All three turn as I climb out, leaving Mike’s business plan on the seat, my gait hitched again and slowed. I’m smiling — but only out of habit. The Feensters — I couldn’t hear it from my car — have their boom box at its usual high decibels, apparently to aid in waxing. “Lisbon Antigua” again — their way of getting their Thanksgiving message out: Fuck you.

“Hi,” I say. “What’s the trouble here, Officer?” I intend this to be funny, but it isn’t. There can’t be bad news.

“This is Detective Marinara, Frank,” Paul says in the most normal of imaginable voices, tuned to the exquisite pleasure of saying “Detective Marinara.” I can smell cops. Though this, thanks to the signs above, will not be about Clarissa, but me.

Paul and Jill — she’s looking at me sorrowfully, as though I’m Paul’s crippled parent — have transubstantiated themselves since our basement get-together. Jill has severely pulled much of her long, dense yellow hair “back,” but left skimpy fringe bangs, plus a thick, concupiscent braid that swags down behind her like a rope. From her travel wardrobe, she’s chosen a green flare-bottomed pantsuit with some sort of shiny golden underhue and a pair of clunky black shoes that show off the length of her feet and that, as an ensemble, renders her basically gender-neutral. She’s also attached a flesh-tinted holiday hand prosthesis, barely detectable as not the real thing, though not flexible like a hand you’d want. Paul, from somewhere, has found a strange suit — a too-large summer-weight blue-gray-and-pink plaid with landing-strip lapels, gutter-deep cuffs and English vents — a style popular ten years before he was born and that everyone joked about even then. With his mullet, his uncouth beard-stache and ear stud, his suit makes him look like a burlesque comedian. He looks as if he could break out a ukelele and start crooning in an Al Jolson voice. Just seeing him makes me long for sweet and affirming Bernice. She could set things right in a heartbeat, though I don’t really know her.

“I’m impressed with your place here, Mr. Bascombe.” Detective Marinara scans around and grins at the way some people can live, but not him: ocean-front contemporary, lots of glass and light, high ceilings — the works. He’s a small, handsome, feline-looking man with long, spidery fingers, dark worried eyes and a small shapely nose.
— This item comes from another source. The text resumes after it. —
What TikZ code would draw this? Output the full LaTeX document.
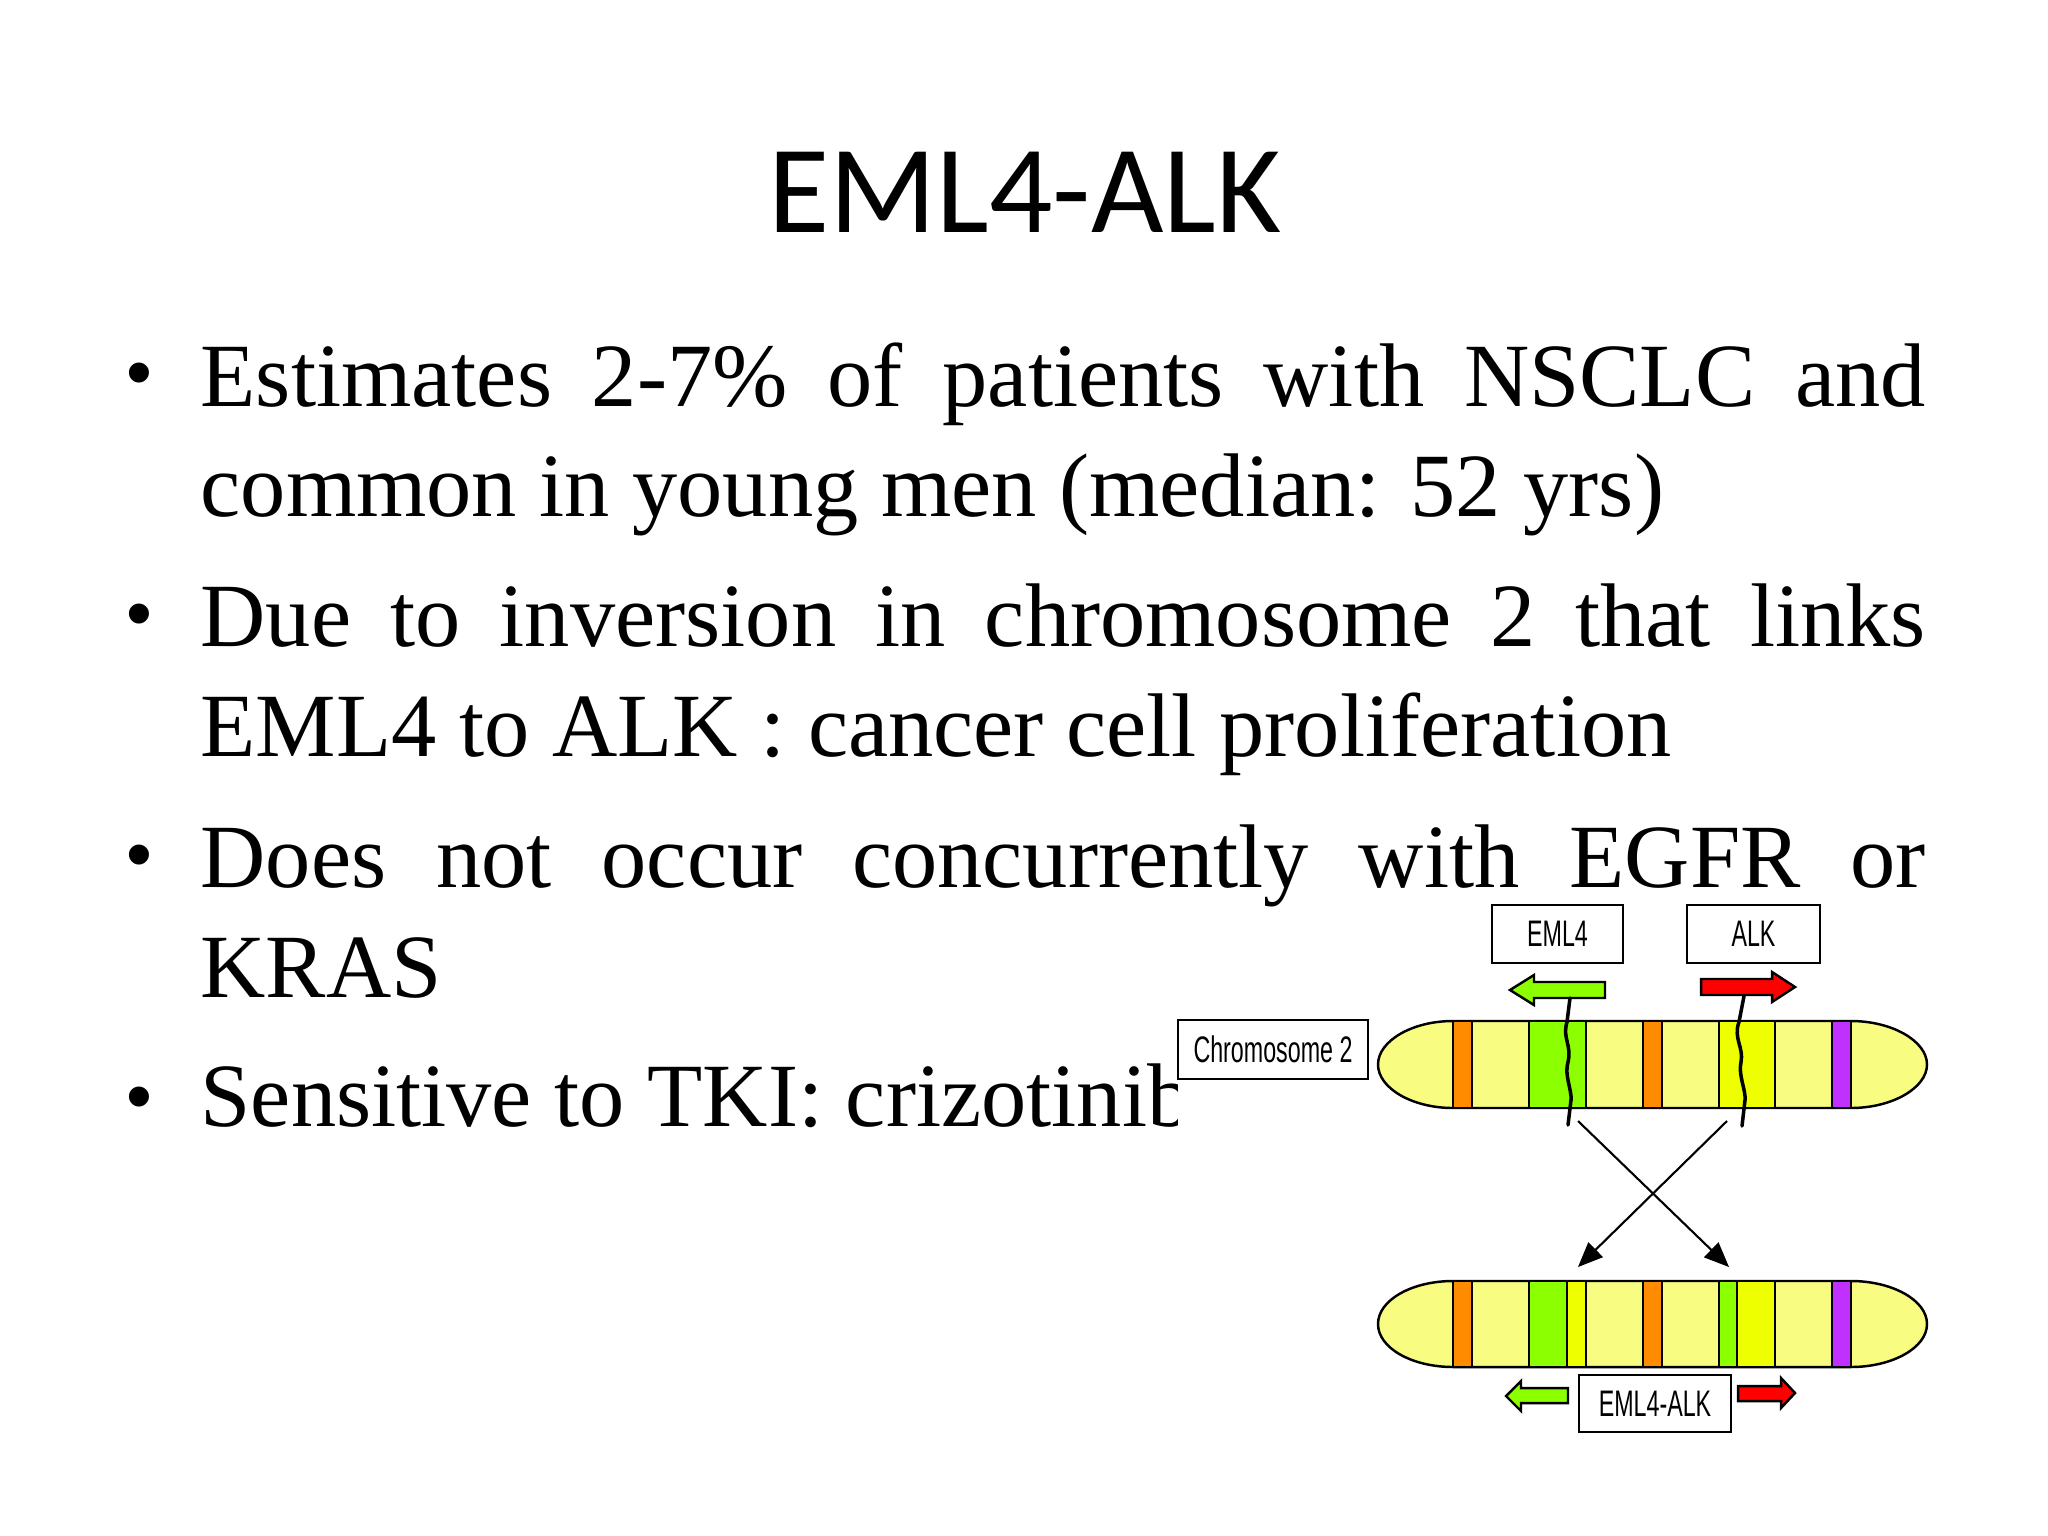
\documentclass[tikz,border=0pt]{standalone}
\usepackage{fontspec}
\setmainfont{Liberation Serif}
\newfontfamily\titlefont{Carlito}
\newfontfamily\bulletfont{Liberation Sans}
\newfontfamily\labelfont[FakeStretch=0.63]{Liberation Sans}
\usetikzlibrary{arrows}
\definecolor{chromo}{HTML}{F8FC80}
\definecolor{bandorange}{HTML}{FF8C00}
\definecolor{bandgreen}{HTML}{8CFF00}
\definecolor{bandyellow}{HTML}{EEFF00}
\definecolor{bandpurple}{HTML}{C030FF}
\newcommand{\bodysize}{\fontsize{25.7}{31.3}\selectfont}

\begin{document}
\begin{tikzpicture}[x=0.01cm,y=-0.01cm,>=triangle 45,
  title node/.style={font=\titlefont\fontsize{35.6}{40}\selectfont,anchor=base},
  bullet node/.style={font=\bulletfont\fontsize{21}{25}\selectfont,anchor=base,inner sep=0pt},
  body node/.style={font=\bodysize,anchor=north west,inner sep=0pt,text width=17.24cm,align=justify},
  label node/.style={draw,fill=white,line width=0.7pt,font=\labelfont\fontsize{10.5}{12}\selectfont,inner sep=0pt},
  band/.style={draw,line width=0.7pt},
  body/.style={draw,fill=chromo,line width=0.7pt},
  gene/.style={draw,line width=0.7pt},
  break line/.style={line width=1pt,line cap=round},
  swap line/.style={->,line width=0.6pt,shorten >=0pt}]

  \useasboundingbox (0,0) rectangle (2048,1536);

  \node[title node] (title) at (1025,232) {EML4-ALK};

  \node[bullet node] (b1) at (139,397) {•};
  \node[bullet node] (b2) at (139,638) {•};
  \node[bullet node] (b3) at (139,879) {•};
  \node[bullet node] (b4) at (139,1121) {•};

  \node[body node] (t1) at (200,342) {Estimates 2-7\% of patients with NSCLC and common in young men (median: 52 yrs)};
  \node[body node] (t2) at (200,583) {Due to inversion in chromosome 2 that links EML4 to ALK : cancer cell proliferation};
  \node[body node] (t3) at (200,824) {Does not occur concurrently with EGFR or KRAS};
  \node[body node] (t4) at (200,1063) {Sensitive to TKI: crizotinib};

  % white ground of the figure
  \fill[white] (1178,1020) rectangle (1368,1150);

  % upper chromosome
  \path[body] (1453,1021) .. controls (1412,1021) and (1378,1041) .. (1378,1064.5)
    .. controls (1378,1088) and (1412,1108) .. (1453,1108) -- (1851,1108)
    .. controls (1892,1108) and (1927,1088) .. (1927,1064.5)
    .. controls (1927,1041) and (1892,1021) .. (1851,1021) -- cycle;
  \draw[band,fill=bandorange] (1453,1021) rectangle (1472,1108);
  \draw[band] (1529,1021) -- (1529,1108);
  \draw[band,fill=bandgreen] (1529,1021) rectangle (1586,1108);
  \draw[band,fill=bandorange] (1643,1021) rectangle (1662,1108);
  \draw[band,fill=bandyellow] (1719,1021) rectangle (1775,1108);
  \draw[band,fill=bandpurple] (1832,1021) rectangle (1851,1108);

  % lower chromosome
  \path[body] (1453,1281) .. controls (1412,1281) and (1378,1300) .. (1378,1324)
    .. controls (1378,1348) and (1412,1367) .. (1453,1367) -- (1851,1367)
    .. controls (1892,1367) and (1927,1348) .. (1927,1324)
    .. controls (1927,1300) and (1892,1281) .. (1851,1281) -- cycle;
  \draw[band,fill=bandorange] (1453,1281) rectangle (1472,1367);
  \draw[band,fill=bandgreen] (1529,1281) rectangle (1567,1367);
  \draw[band,fill=bandyellow] (1567,1281) rectangle (1586,1367);
  \draw[band,fill=bandorange] (1643,1281) rectangle (1662,1367);
  \draw[band,fill=bandgreen] (1719,1281) rectangle (1737,1367);
  \draw[band,fill=bandyellow] (1737,1281) rectangle (1775,1367);
  \draw[band,fill=bandpurple] (1832,1281) rectangle (1851,1367);

  % gene arrows
  \draw[gene,fill=bandgreen] (1510,990) -- (1534,975) -- (1534,982) -- (1605,982) -- (1605,998) -- (1534,998) -- (1534,1005) -- cycle;
  \draw[gene,fill=red] (1795,987) -- (1772,972) -- (1772,979) -- (1701,979) -- (1701,995) -- (1772,995) -- (1772,1002) -- cycle;
  \draw[gene,fill=bandgreen] (1506,1396) -- (1521,1381) -- (1521,1388) -- (1568,1388) -- (1568,1403) -- (1521,1403) -- (1521,1411) -- cycle;
  \draw[gene,fill=red] (1795,1393) -- (1781,1378) -- (1781,1386) -- (1738,1386) -- (1738,1401) -- (1781,1401) -- (1781,1408) -- cycle;

  % labels
  \node[label node,minimum width=1.31cm,minimum height=0.58cm] (eml) at (1557.5,934) {EML4};
  \node[label node,minimum width=1.33cm,minimum height=0.58cm] (alk) at (1753.5,934) {ALK};
  \node[label node,minimum width=1.90cm,minimum height=0.59cm] (chr) at (1273,1049.5) {Chromosome 2};
  \node[label node,minimum width=1.52cm,minimum height=0.57cm] (fusion) at (1655,1403.5) {EML4-ALK};

  % breakpoints
  \coordinate (e1) at (1570,998);
  \coordinate (e2) at (1568,1125);
  \coordinate (a1) at (1744,996);
  \coordinate (a2) at (1742,1126);
  \draw[break line] (e1) -- (1567,1022) .. controls (1562,1038) and (1572,1045) .. (1568,1062)
    .. controls (1564,1075) and (1572,1090) .. (1571,1100) -- (e2);
  \draw[break line] (a1) -- (1739,1022) .. controls (1733,1038) and (1744,1048) .. (1741,1062)
    .. controls (1738,1075) and (1746,1090) .. (1745,1100) -- (a2);

  % crossing arrows
  \coordinate (s1) at (1578,1121);
  \coordinate (s2) at (1727,1121);
  \coordinate (d1) at (1578,1267);
  \coordinate (d2) at (1729,1267);
  \draw[swap line] (s1) -- (d2);
  \draw[swap line] (s2) -- (d1);

\end{tikzpicture}
\end{document}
He could’ve been a sixth-man guard in Division III, maybe for Muhlenberg, who only heeded the call to police work because of his “soshe” degree and a desire to stay close to his folks in Dutch Neck. These guys make detective in a hurry and aren’t adept at cracking skulls.

“I’d be happy to sell it to you,” I say, and try to look happy. “I’ll move out today.” I’m not comfortable standing in front of my house with a cop, as if I’m soon to be leaving in handcuffs. Though it could happen to any of us.

“I was down at my sister’s,” Detective Marinara says. “I told you she lives in Barnegat Acres.” His interested eyes survey around professionally. They pass my busted duct-taped window, Sally’s LeBaron, pass the Feensters, my son, Jill. “They do the whole Italian spread,” he says. “You need to take a breather though. So I wandered down here. Your son happened to be outside.”

“We asked Detective Marinara to have Thanksgiving with us,” Paul says with barely suppressible glee at the discomfort this will cause me (it does). His fingers, I can see, are working. When he was a boy, he “counted” with his fingers — cars on the highway, birds on wires, individual seconds during our lengthy disciplinary discussions, breaths during his therapy sessions at Yale and Hopkins. He eventually quit. But now he’s counting again in his weird suit, his warty fingers jittering, jittering. Something’s wound him up again — a cop, of course. Jill is aware and smiles at him supportively. They are an even stranger pair all dressed up.